KEILER: The lyric was of thee I sing, but she chose to sing of thee we sing.


STAMBERG: A quiet, humble person, Marian Anderson often used we when speaking about herself. Years after the concert, she explained why.

: We cannot live alone. And the thing that made this moment possible for you and for me has been brought about by many people whom we will never know.

STAMBERG: But her change of lyric from I to we can be heard as an embrace, implying community and group responsibility. Never a civil rights activist, Anderson believed prejudice would disappear if she simply performed and behaved with dignity. But dignity came at a price throughout her 25-minute Lincoln Memorial concert. Biographer Keiler says she appeared frightened before every song, yet the perfect notes kept coming.


KEILER: I think it was because she was able to close her eyes and shut out what she saw in front of her, and simply the music took over.

STAMBERG: She could shut out the crowd, shut out the three months of brouhaha and controversy that led up to up to this day during which the concert and contention were all over the newspapers. Eyes closed, enveloped in song, she soared above it all to erase discord with her art. On that stage, before a bank of microphones, the Lincoln statue looming behind her, iconic photographs reveal Anderson as a regal figure that cloudy, blustery day.

Although the sun did break out as she began to sing, she wrapped her fur coat around her against the April wind. That mink coat is preserved at the Anacostia Community Museum in Washington. Museum assistant Ally Martin (ph) pulls out a large archival box from cold storage. Oh, look, it's got a beautiful lining embroidered with gold threads and a lovely sort of paisley pattern.

ALLY MARTIN: Marian Anderson's initials are embroidered on the inside.

STAMBERG: Museum historian Gail Lowe says whether wrapped in that coat or gowned for a concert hall, Marian Anderson touched everyone who heard her.

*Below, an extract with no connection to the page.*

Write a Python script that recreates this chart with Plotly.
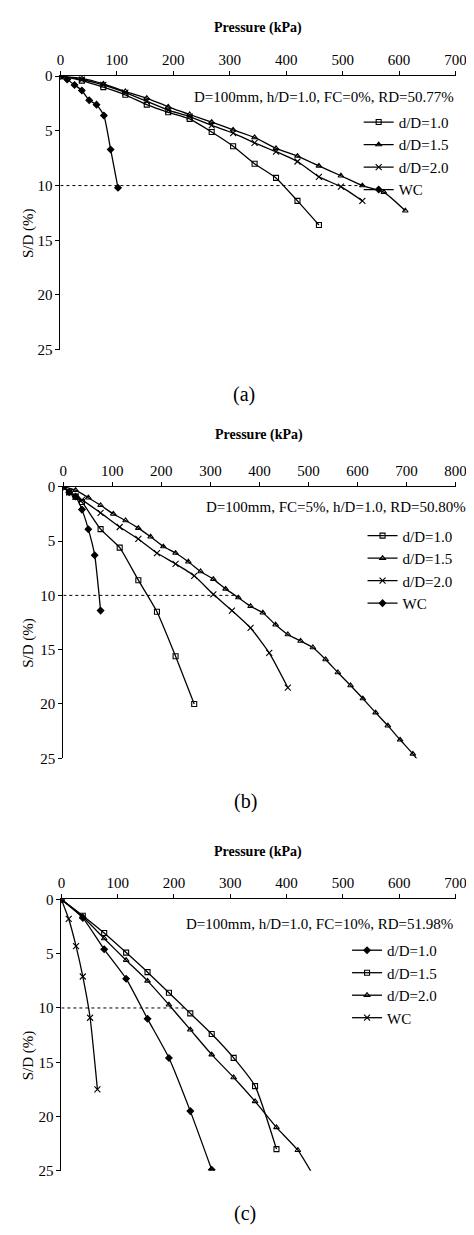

GAIL LOWE: Her voice was a very rich contralto and so those kinds of low notes get into one and can resonate and sort of match one's heartbeat.

STAMBERG: A voice that comes around once in a hundred years, Conductor Arturo Toscanini said. Many hands helped bring that voice to the Lincoln Memorial 75 years ago today. Howard University, the NAACP and the Roosevelt administration made it happen. Eleanor Roosevelt resigned from the DAR when they turned Anderson away, but took no further public action. President Franklin Roosevelt had his interior secretary, Harold Ickes, handle logistics.

In the shadow of the Great Emancipator, Ickes introduced Anderson.


STAMBERG: Genius, like justice, is blind, Ickes went on, and genius had touched Marian Anderson.


STAMBERG: The Lincoln Memorial concert made Marian Anderson an international celebrity. It overshadowed the rest of her long life as a performer. She was 96 when she died in 1993. Eventually she did sing at Constitution Hall. The DAR had apologized and changed its rules. Marian Anderson rarely spoke of that historic April day, and biographer Allan Keiler says when she did, there was no rancor.

KEILER: You never heard in her voice a single tone of meanness, bitterness, blame; it was simply lacking.

STAMBERG: There is something saintly in that, you know.

KEILER: There is something saintly in that, something deeply human and good.


STAMBERG: I'm Susan Stamberg, NPR News, Washington.